Commencement of the Statute of Limitations
The U.S. Supreme Court determined that the statute of limitations for an overcharge action under § 205(e) of the Emergency Price Control Act began upon the landlord's failure to comply with a refund order, not at the time of the overcharge itself. The Court reasoned that a cause of action could not accrue before an actual violation occurred, which was the non-compliance with the refund order. This interpretation ensured that landlords could not benefit from delays in registration or scrutiny, as the limitation period would begin only after a refusal to refund excess rent.

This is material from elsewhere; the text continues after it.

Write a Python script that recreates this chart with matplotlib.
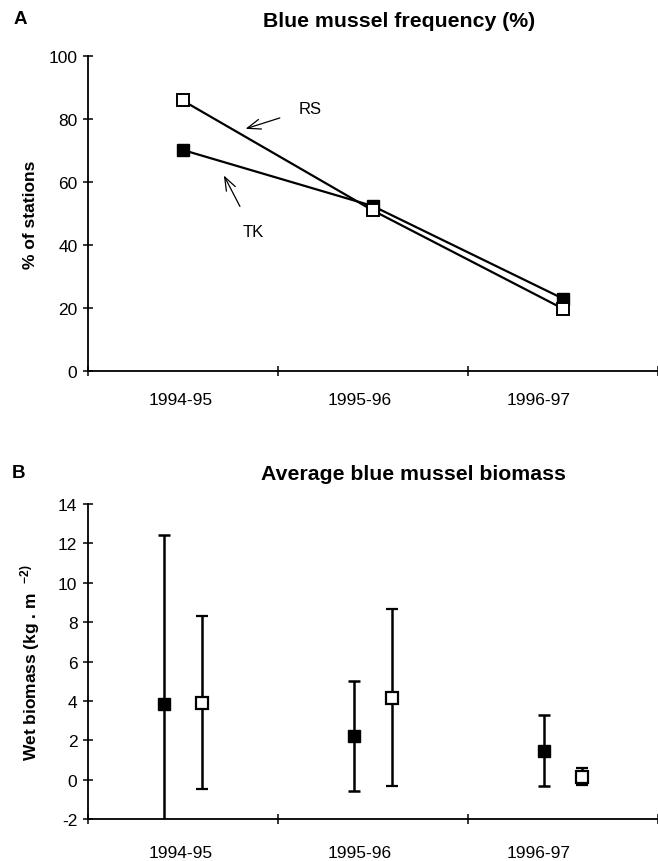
import numpy as np
import matplotlib
matplotlib.use("Agg")
import matplotlib.pyplot as plt

plt.rcParams['font.family'] = ['Liberation Sans', 'DejaVu Sans']
plt.rcParams['axes.unicode_minus'] = False
plt.rcParams['mathtext.fontset'] = 'custom'
plt.rcParams['mathtext.rm'] = 'Liberation Sans'
plt.rcParams['mathtext.bf'] = 'Liberation Sans:bold'

seasons = ["1994-95", "1995-96", "1996-97"]

# panel A: % of stations with blue mussels
freq_tk = [70.2, 52.4, 23.0]
freq_rs = [85.9, 51.0, 19.8]

# panel B: mean wet biomass (kg/m2) and error
bio_tk = [3.82, 2.22, 1.47]
err_tk = [8.62, 2.80, 1.80]
bio_rs = [3.90, 4.17, 0.15]
err_rs = [4.40, 4.48, 0.43]

x = np.arange(len(seasons)) + 0.5
label_pos = [0.49, 1.43, 2.37]


def style_axis(ax, lab_pad, ylab_x):
    ax.spines['top'].set_visible(False)
    ax.spines['right'].set_visible(False)
    for s in ['left', 'bottom']:
        ax.spines[s].set_linewidth(1.3)
    ax.set_xlim(0, 3)
    ax.set_xticks([0, 1, 2, 3])
    ax.set_xticklabels([])
    ax.set_xticks(label_pos, minor=True)
    ax.set_xticklabels(seasons, minor=True)
    ax.tick_params(axis='x', which='minor', length=0, pad=lab_pad, labelsize=12.5)
    ax.tick_params(axis='both', which='major', direction='inout', length=6.5,
                   width=1.1, labelsize=12.5)
    ax.tick_params(axis='y', pad=4)
    ax.yaxis.set_label_coords(ylab_x, 0.5)


fig = plt.figure(figsize=(6.58, 8.62), dpi=100)

# A
ax1 = fig.add_axes([0.133, 0.5684, 0.867, 0.3654])
ax1.plot(x, freq_rs, color='black', lw=1.6, marker='s', ms=8.5,
         mfc='white', mec='black', mew=1.4, zorder=3)
ax1.plot(x, freq_tk, color='black', lw=1.6, marker='s', ms=8.5,
         mfc='black', mec='black', zorder=2)
ax1.set_ylim(0, 100)
ax1.set_yticks(np.arange(0, 101, 20))
ax1.set_ylabel("% of stations", fontsize=12.5, fontweight='bold')
style_axis(ax1, 15, -0.087)

# arrows to the lines
arrow = dict(arrowstyle='->,head_length=0.8,head_width=0.3', color='black',
             lw=0.9, shrinkA=12, shrinkB=0)
ax1.annotate("RS", xy=(0.831, 76.9), xytext=(1.17, 83.4), fontsize=12,
             ha='center', va='center', arrowprops=arrow)
ax1.annotate("TK", xy=(0.717, 62.1), xytext=(0.87, 44.3), fontsize=12,
             ha='center', va='center', arrowprops=arrow)

# B
ax2 = fig.add_axes([0.133, 0.0487, 0.867, 0.3654])
ax2.errorbar(x - 0.1, bio_tk, yerr=err_tk, fmt='s', color='black', ms=8.5,
             mfc='black', mec='black', elinewidth=1.8, capsize=4.5,
             capthick=1.8)
ax2.errorbar(x + 0.1, bio_rs, yerr=err_rs, fmt='s', color='black', ms=8.5,
             mfc='white', mec='black', mew=1.6, elinewidth=1.8, capsize=4.5,
             capthick=1.8)
ax2.set_ylim(-2, 14)
ax2.set_yticks(np.arange(-2, 15, 2))
ax2.set_ylabel("Wet biomass (kg . m  $^{\\mathbf{-2)}}$", fontsize=12.5,
               fontweight='bold')
style_axis(ax2, 18.5, -0.08)

fig.text(0.02, 0.977, "A", fontsize=13.5, fontweight='bold', va='center')
fig.text(0.606, 0.975, "Blue mussel frequency (%)", fontsize=15.3,
         fontweight='bold', ha='center', va='center')
fig.text(0.018, 0.451, "B", fontsize=13.5, fontweight='bold', va='center')
fig.text(0.629, 0.449, "Average blue mussel biomass", fontsize=15.3,
         fontweight='bold', ha='center', va='center')

fig.savefig("out.png", dpi=100)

The Court emphasized that starting the limitation period from the overcharge date would allow landlords to retain excess rents unjustly, undermining the purpose of the Act. By linking the limitation period to the refund order, the Court upheld the integrity of the regulatory scheme.
Conditional Nature of Rent Collections
The Court highlighted the conditional nature of rent collections under the Act, which allowed landlords to charge rents subject to later adjustment by the public authority. The duty to refund any excess rent was established by the issuance of a refund order, and compliance with such an order determined the legality of the collected rents. The Court noted that until the occurrence of an event triggering a refund, such as a refund order, tenants had no cause of action. This conditional approach ensured that landlords remained accountable for excess rents and could not evade responsibility by delaying registration or oversight. The Court's interpretation reinforced the principle that compliance with registration and refund obligations was essential to maintaining lawful rent collections.
Avoidance of Unjust Enrichment
The U.S. Supreme Court's reasoning was guided by the goal of preventing unjust enrichment of landlords who failed to adhere to the registration requirements. By starting the statute of limitations from the date of non-compliance with a refund order, the Court ensured that landlords could not retain excess rent collected before the scrutiny of a refund order. This approach aligned with the broader purpose of the Emergency Price Control Act to protect tenants from excessive rent charges and ensure compliance with regulatory requirements. The Court underscored that allowing landlords to retain excess rents by exploiting procedural gaps would undermine the statutory intent and harm tenants who were unable to negotiate rents due to urgent housing needs.
Integration of Refund Orders into Rent Regulations
The Court treated refund orders as integral to the rent regulation process, viewing them as necessary components of the maximum rent orders prescribed by the Act. The refund order was not a separate or retrospective imposition but part of the regulatory mechanism ensuring compliance with rent ceilings. By linking the cause of action to the refund order, the Court maintained the coherence of the regulatory framework, which allowed for rent adjustments and refunds as a means of enforcing compliance. The Court's interpretation avoided any retroactive application of new standards, as the obligation to refund was inherent in the regulatory scheme from the outset. This approach ensured that landlords could not avoid accountability for excess rents by failing to comply with their registration and refund obligations.